Here are a few extra tips I’ve learned over 20 years, often the hard way, that will give you an edge and help you avoid common pitfalls.

  • My Biggest Early Mistake: Averaging Down. When a trade went against me, I used to buy more, lowering my average entry price. This is like doubling your bet on a losing hand. It’s a catastrophic risk management failure. Acknowledge your thesis was wrong, take the small, managed loss, and move on to the next opportunity.
  • Keep a Trading Journal: This is your cookbook. For every trade, log your entry/exit points, your reasoning, the outcome, and how you felt. Over time, this journal will reveal your strengths and weaknesses more clearly than anything else. You’ll see what works and what doesn’t.
  • Respect Overnight & Weekend Gaps: The Nikkei is particularly susceptible to gapping open higher or lower due to news from the U.S. markets or other global events. Be aware of this risk, especially before holding positions over the weekend. Sometimes reducing position size before a weekend is a prudent move.
  • Understand the Nikkei Volatility Index (JNIV): Just like the VIX for the S&P 500, the JNIV measures expected volatility. When it’s high, markets are fearful and moves can be erratic. In these times, it’s wise to reduce your position size or wait for calmer conditions.

Frequently Asked Questions

What is the biggest risk specific to trading the Nikkei?

The biggest specific risks are the unpredictable influence of the Bank of Japan’s monetary policy and the currency risk from fluctuations in the USD/JPY pair, which can impact returns for US-based traders.

How much capital do I need to start trading the Nikkei?

This depends on the instrument (ETF, futures, CFD), but a core principle is to only use capital you can afford to lose. With proper position sizing, even a smaller account of a few thousand dollars can be managed, though transaction costs can be a larger factor.

Should I use leverage when trading the Nikkei?

Leverage is a double-edged sword; it magnifies both profits and losses. Beginners should avoid it entirely.
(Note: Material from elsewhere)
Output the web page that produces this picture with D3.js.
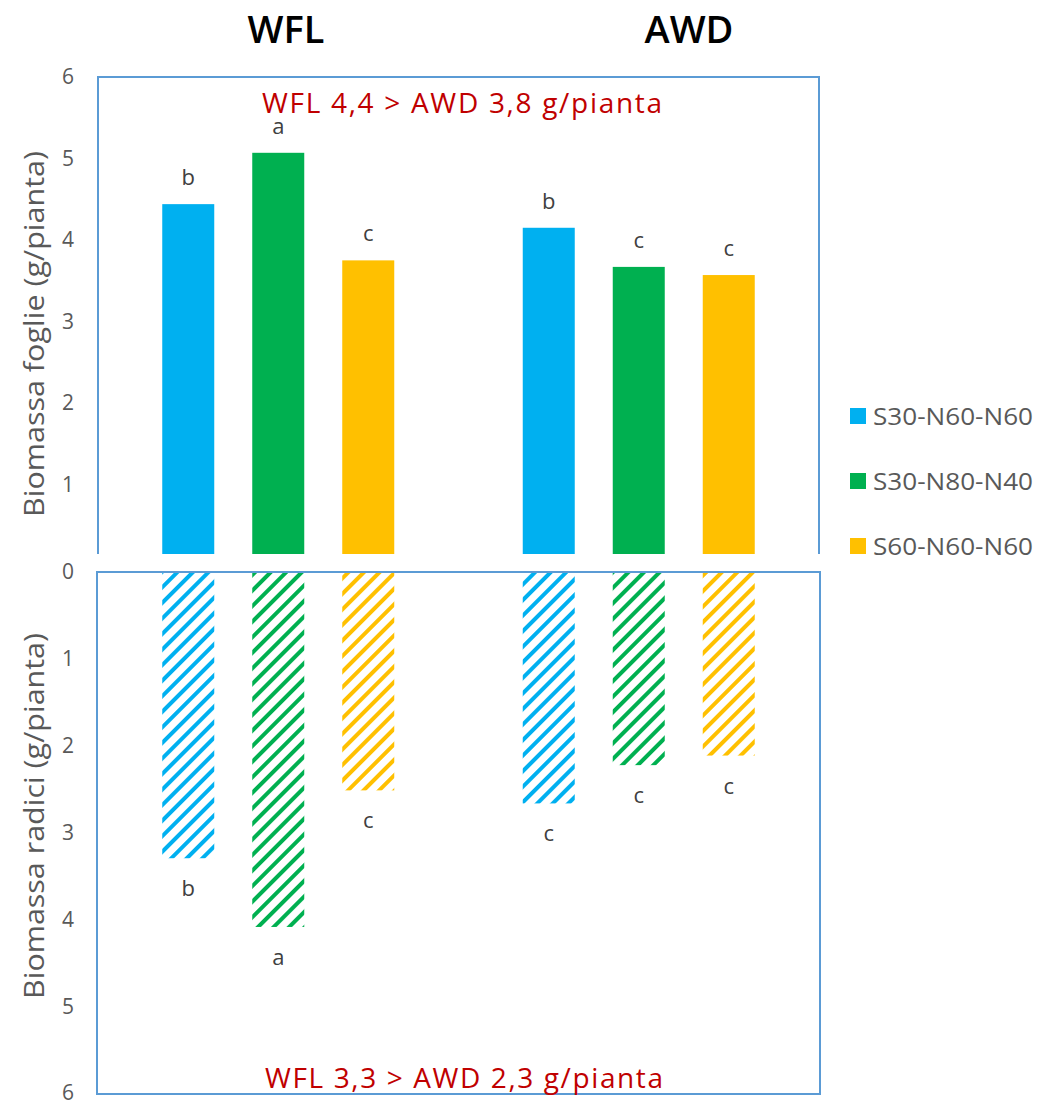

For experienced traders, it must be used with extreme caution and disciplined stop-losses, as it dramatically increases risk.

How is risk different between the Nikkei 225 and the TOPIX?

The Nikkei 225 is price-weighted, so a few high-priced stocks can cause significant swings, creating concentrated risk. The TOPIX is market-cap weighted and broader, so its movements are more representative of the overall Japanese economy and generally less volatile.